Groundwater dramatically impacts calculations through:

  1. Buoyant Unit Weight: Use γ’ = γsat – γw (typically 9-11 kN/m³) below water table
  2. Water Pressure: Add hydrostatic pressure (γw × h) to soil pressure
  3. Reduced Shear Strength: Use φ’ instead of φ for effective stress analysis
  4. Seepage Forces: May require flow net analysis for complex conditions

Example: For a 5m wall with 2m submerged height:

  • Above WT: γ = 18 kN/m³, φ = 30°
  • Below WT: γ’ = 10 kN/m³, φ’ = 30°
  • Water pressure at base: 9.81 × 2 = 19.62 kPa

Total pressure increases by ~40% compared to dry conditions. The US Army Corps of Engineers provides detailed guidance on groundwater considerations in EM 1110-2-2502.

What safety factors should I apply to active pressure calculations?

Recommended safety factors vary by design standard:

Design Scenario AASHTO Eurocode 7 Canadian CHBDC
Static Conditions 1.5 1.35 (DA1) 1.5
Seismic Conditions 1.1 1.0 (DA2) 1.1
Temporary Structures 1.3 1.2 1.3
Serviceability (deflection) 1.0 1.0 1.0

Additional considerations:

  • Apply 1.2-1.5 factor to soil strength parameters (φ, c)
  • Use 1.1-1.2 for surcharge loads
  • For critical structures, perform sensitivity analysis with ±10% variation in soil parameters
How do I account for cohesive soils in active pressure calculations?

For cohesive soils (c > 0), modify the active pressure equations:

Rankine with Cohesion:
pa = γH Ka – 2c√Ka + q Ka

Where the cohesion term (2c√Ka) reduces the total pressure

Key Implications:

  • Tension Zone: For z < zcr = 2c/(γ√Ka), pressure is negative (tension)
  • Critical Height: Hcr = 4c/(γ√Ka) – For H > Hcr, tension crack forms
  • Pressure Distribution: Becomes trapezoidal with zero pressure at z = zcr

Example: For c = 10 kPa, γ = 18 kN/m³, φ = 25° (Ka = 0.406):

  • zcr = 2×10/(18×√0.406) = 0.57 m
  • Hcr = 4×10/(18×√0.406) = 1.15 m
  • For H = 3m: pa = 18×3×0.406 – 2×10×√0.406 = 17.1 kPa (vs 21.9 kPa without cohesion)
What are the limitations of these calculation methods?

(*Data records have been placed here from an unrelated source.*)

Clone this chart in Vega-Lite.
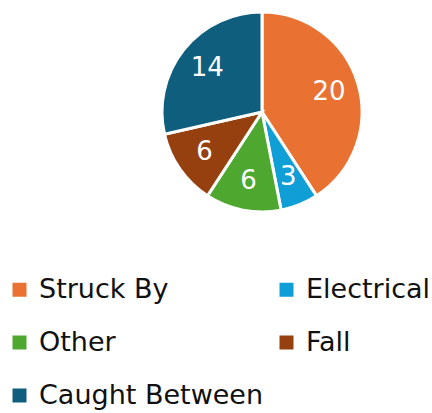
{
  "$schema": "https://vega.github.io/schema/vega-lite/v6.json",
  "width": 200,
  "height": 200,
  "autosize": {"type": "none"},
  "padding": {"left": 162, "top": 12, "right": 70, "bottom": 201},
  "background": "white",
  "config": {"view": {"stroke": null}},
  "data": {"values": [
    {"cause": "Struck By", "count": 20, "rank": 1},
    {"cause": "Electrical", "count": 3, "rank": 2},
    {"cause": "Other", "count": 6, "rank": 3},
    {"cause": "Fall", "count": 6, "rank": 4},
    {"cause": "Caught Between", "count": 14, "rank": 5}
  ]},
  "encoding": {
    "theta": {"field": "count", "type": "quantitative", "stack": true},
    "order": {"field": "rank", "type": "quantitative", "sort": "ascending"},
    "color": {
      "field": "cause", "type": "nominal",
      "sort": ["Struck By", "Electrical", "Other", "Fall", "Caught Between"],
      "scale": {
        "domain": ["Struck By", "Electrical", "Other", "Fall", "Caught Between"],
        "range": ["#E97132", "#0F9ED5", "#4EA72E", "#963F0F", "#0F5E7E"]
      },
      "legend": {
        "title": null,
        "orient": "none",
        "direction": "horizontal",
        "legendX": -156,
        "legendY": 264,
        "columns": 2,
        "columnPadding": 9,
        "rowPadding": 25,
        "symbolType": "square",
        "symbolSize": 196,
        "symbolStrokeWidth": 0,
        "labelFont": "DejaVu Sans",
        "labelFontSize": 27,
        "labelColor": "#111111",
        "labelOffset": 6,
        "labelLimit": 400
      }
    }
  },
  "layer": [
    {"mark": {"type": "arc", "outerRadius": 100, "stroke": "white", "strokeWidth": 3}},
    {"mark": {"type": "text", "radius": 70, "fontSize": 26, "font": "DejaVu Sans", "fill": "white"},
     "encoding": {"text": {"field": "count", "type": "quantitative"}, "color": {"value": "white"}}}
  ]
}
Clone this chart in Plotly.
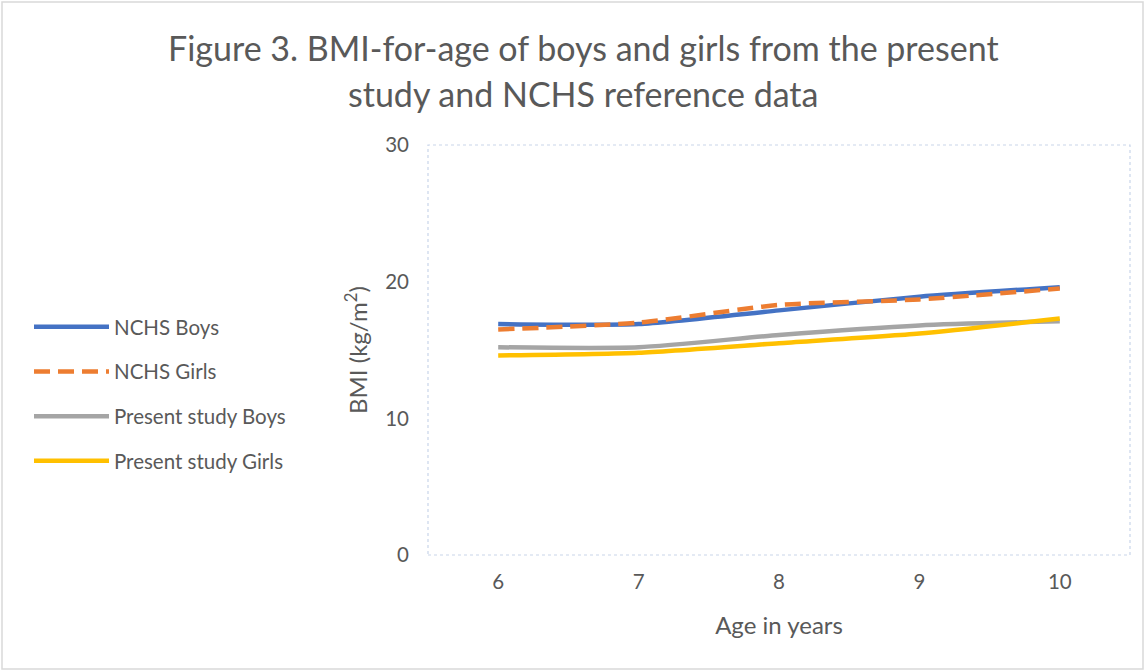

While Rankine and Coulomb methods are industry standards, they have important limitations:

  1. Assumed Failure Surface: Both assume planar failure surfaces, while real failures may be curved (especially in layered soils)
  2. Homogeneous Soil: Don’t directly account for layered soils or varying properties with depth
  3. Wall Movement: Require specific movement patterns (active: away, passive: toward)
  4. Dynamic Loading: Don’t account for cyclic or seismic loading effects
  5. 3D Effects: Assume plane strain conditions (infinite wall length)
  6. Construction Sequence: Don’t model staged construction or time-dependent behavior

When to Use Advanced Methods:

  • Complex geometries → Finite Element Analysis
  • Layered soils → Method of Slices
  • Seismic conditions → Mononobe-Okabe or time-history analysis
  • Soft/creepy soils → Visco-plastic models

The Geo-Institute of ASCE recommends advanced analysis for walls over 10m high or with complex loading conditions.

How do I verify my calculator results against manual calculations?

Follow this 5-step verification process:

  1. Check Ka Value:
    • Rankine: Ka = tan²(45-φ/2)
    • Coulomb: Use the exact formula with your δ and β values
  2. Verify Pressure Components:
    • Soil component: ½γH²Ka
    • Surcharge component: qHKa
    • Cohesion component: -2cHKa (if applicable)
  3. Check Units: Ensure all terms are in consistent units (kN and m, or lb and ft)
  4. Compare with Charts: Cross-check Ka with standard design charts (e.g., NAVFAC DM7)
  5. Sensitivity Analysis: Vary key parameters by ±10% to check reasonableness of changes

Example Verification:

For γ=18, H=5, φ=30°, q=10, c=0:

  • Ka = tan²(45-15) = 0.333 ✓
  • Soil term = 0.5×18×25×0.333 = 75.0 ✓
  • Surcharge term = 10×5×0.333 = 16.7 ✓
  • Total Pa = 75.0 + 16.7 = 91.7 kN/m ✓

For discrepancies >5%, recheck all inputs and calculations. Remember that small errors in φ can cause large changes in Ka (e.g., φ=30°→Ka=0.333; φ=35°→Ka=0.271, a 19% reduction).